### Work to complete
Every entry must be repeated exactly. Exclude all pictures.

### Task inputs

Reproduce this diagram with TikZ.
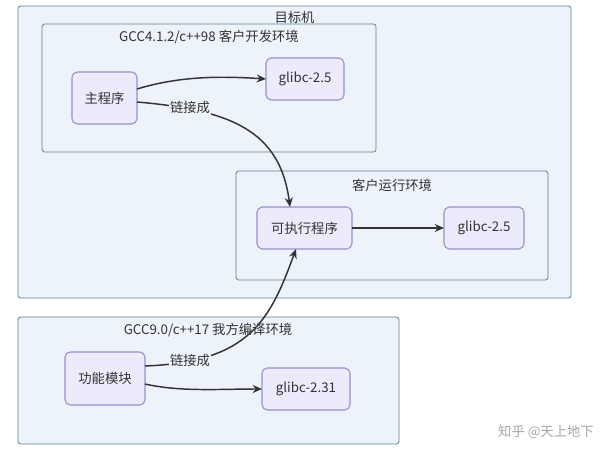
\documentclass[tikz,border=0pt]{standalone}
\usepackage{fontspec}
\setmainfont{Noto Sans CJK SC}
\usetikzlibrary{arrows.meta}
\definecolor{gfill}{HTML}{EDF3FA}
\definecolor{gline}{HTML}{5F8190}
\definecolor{nfill}{HTML}{ECEBFC}
\definecolor{nline}{HTML}{9A8FCB}
\definecolor{tx}{HTML}{333333}
\begin{document}
\begin{tikzpicture}[x=0.75pt,y=-0.75pt,font=\fontsize{10}{12}\selectfont,text=tx,
  grp/.style={draw=gline,fill=gfill,line width=0.6pt,rounded corners=2pt},
  nd/.style={draw=nline,fill=nfill,line width=0.8pt,rounded corners=4pt},
  ar/.style={draw=tx,line width=1.1pt,-{Stealth[length=7pt,width=6pt]}},
  lb/.style={fill=gfill,inner sep=1pt}]
\useasboundingbox (0,0) rectangle (600,454);
\fill[white] (0,0) rectangle (600,454);
\draw[grp] (18,6) rectangle (571,298);
\node (t1) at (294.5,17) {目标机};
\draw[grp] (42,24) rectangle (376,152);
\node (t2) at (209,37) {GCC4.1.2/c++98 客户开发环境};
\draw[grp] (236,171) rectangle (548,280);
\node (t3) at (392,185) {客户运行环境};
\draw[grp] (18,317) rectangle (399,444);
\node (t4) at (208,330) {GCC9.0/c++17 我方编译环境};
\draw[nd] (72,72) rectangle (137,124); \node (m) at (104.5,98) {主程序};
\draw[nd] (266,58) rectangle (344,100); \node (g1) at (305,79) {glibc-2.5};
\draw[nd] (257,207) rectangle (352,249); \node (e) at (304.5,228) {可执行程序};
\draw[nd] (444,207) rectangle (524,249); \node (g2) at (484,228) {glibc-2.5};
\draw[nd] (65,352) rectangle (145,405); \node (f) at (105,378.5) {功能模块};
\draw[nd] (262,368) rectangle (350,410); \node (g3) at (306,389) {glibc-2.31};
\coordinate (ms) at (137,89); \coordinate (m2) at (137,102);
\coordinate (g1w) at (266,79);
\coordinate (en) at (290,207); \coordinate (es) at (296,249);
\coordinate (ew) at (352,228); \coordinate (g2w) at (444,228);
\coordinate (fs) at (145,366); \coordinate (f2) at (145,384);
\coordinate (g3w) at (262,389);
\draw[ar] (ms) .. controls (180,76) and (220,76) .. (g1w);
\draw[ar] (m2) .. controls (230,110) and (280,130) .. (en);
\node[lb] (l1) at (190,107) {链接成};
\draw[ar] (ew) -- (g2w);
\draw[ar] (fs) .. controls (250,362) and (270,320) .. (es);
\node[lb] (l2) at (190,360) {链接成};
\draw[ar] (f2) .. controls (180,392) and (220,389) .. (g3w);
\node[text=gray!70] (wm) at (546,432) {知乎 @天上地下};
\end{tikzpicture}
\end{document}
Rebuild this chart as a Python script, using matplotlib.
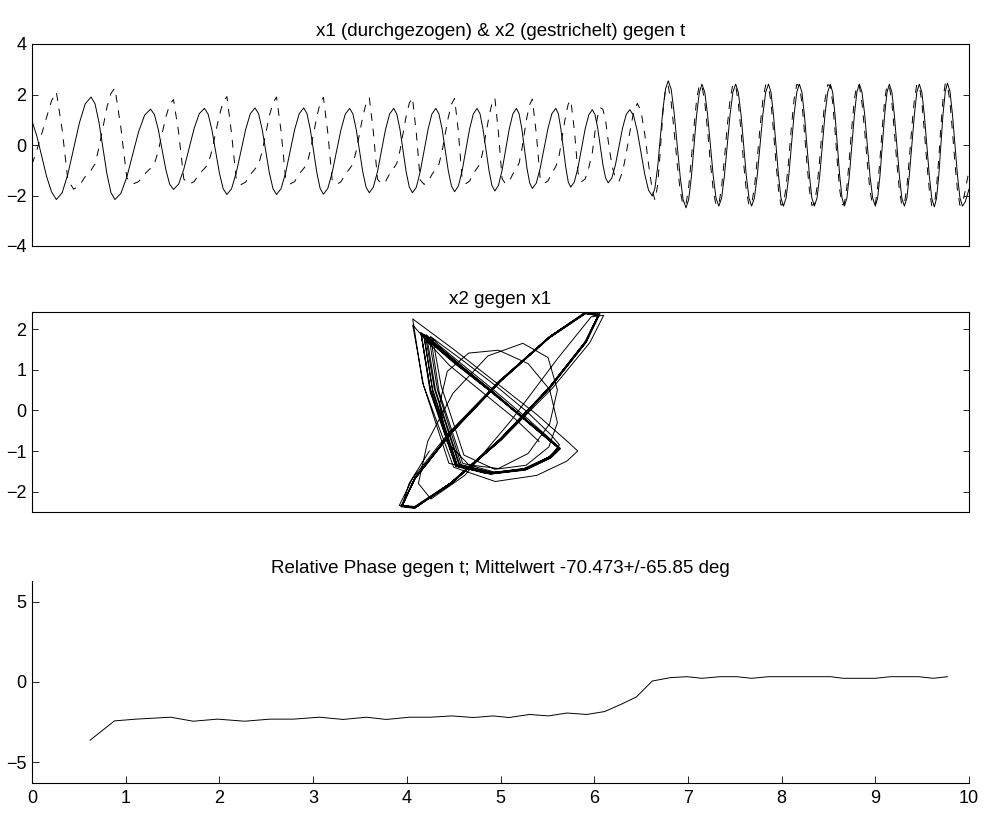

### Answer to this problem
Reproduce this diagram with TikZ.
\documentclass[tikz,border=0pt]{standalone}
\usepackage{fontspec}
\setmainfont{Noto Sans CJK SC}
\usetikzlibrary{arrows.meta}
\definecolor{gfill}{HTML}{EDF3FA}
\definecolor{gline}{HTML}{5F8190}
\definecolor{nfill}{HTML}{ECEBFC}
\definecolor{nline}{HTML}{9A8FCB}
\definecolor{tx}{HTML}{333333}
\begin{document}
\begin{tikzpicture}[x=0.75pt,y=-0.75pt,font=\fontsize{10}{12}\selectfont,text=tx,
  grp/.style={draw=gline,fill=gfill,line width=0.6pt,rounded corners=2pt},
  nd/.style={draw=nline,fill=nfill,line width=0.8pt,rounded corners=4pt},
  ar/.style={draw=tx,line width=1.1pt,-{Stealth[length=7pt,width=6pt]}},
  lb/.style={fill=gfill,inner sep=1pt}]
\useasboundingbox (0,0) rectangle (600,454);
\fill[white] (0,0) rectangle (600,454);
\draw[grp] (18,6) rectangle (571,298);
\node (t1) at (294.5,17) {目标机};
\draw[grp] (42,24) rectangle (376,152);
\node (t2) at (209,37) {GCC4.1.2/c++98 客户开发环境};
\draw[grp] (236,171) rectangle (548,280);
\node (t3) at (392,185) {客户运行环境};
\draw[grp] (18,317) rectangle (399,444);
\node (t4) at (208,330) {GCC9.0/c++17 我方编译环境};
\draw[nd] (72,72) rectangle (137,124); \node (m) at (104.5,98) {主程序};
\draw[nd] (266,58) rectangle (344,100); \node (g1) at (305,79) {glibc-2.5};
\draw[nd] (257,207) rectangle (352,249); \node (e) at (304.5,228) {可执行程序};
\draw[nd] (444,207) rectangle (524,249); \node (g2) at (484,228) {glibc-2.5};
\draw[nd] (65,352) rectangle (145,405); \node (f) at (105,378.5) {功能模块};
\draw[nd] (262,368) rectangle (350,410); \node (g3) at (306,389) {glibc-2.31};
\coordinate (ms) at (137,89); \coordinate (m2) at (137,102);
\coordinate (g1w) at (266,79);
\coordinate (en) at (290,207); \coordinate (es) at (296,249);
\coordinate (ew) at (352,228); \coordinate (g2w) at (444,228);
\coordinate (fs) at (145,366); \coordinate (f2) at (145,384);
\coordinate (g3w) at (262,389);
\draw[ar] (ms) .. controls (180,76) and (220,76) .. (g1w);
\draw[ar] (m2) .. controls (230,110) and (280,130) .. (en);
\node[lb] (l1) at (190,107) {链接成};
\draw[ar] (ew) -- (g2w);
\draw[ar] (fs) .. controls (250,362) and (270,320) .. (es);
\node[lb] (l2) at (190,360) {链接成};
\draw[ar] (f2) .. controls (180,392) and (220,389) .. (g3w);
\node[text=gray!70] (wm) at (546,432) {知乎 @天上地下};
\end{tikzpicture}
\end{document}
Rebuild this chart as a Python script, using matplotlib.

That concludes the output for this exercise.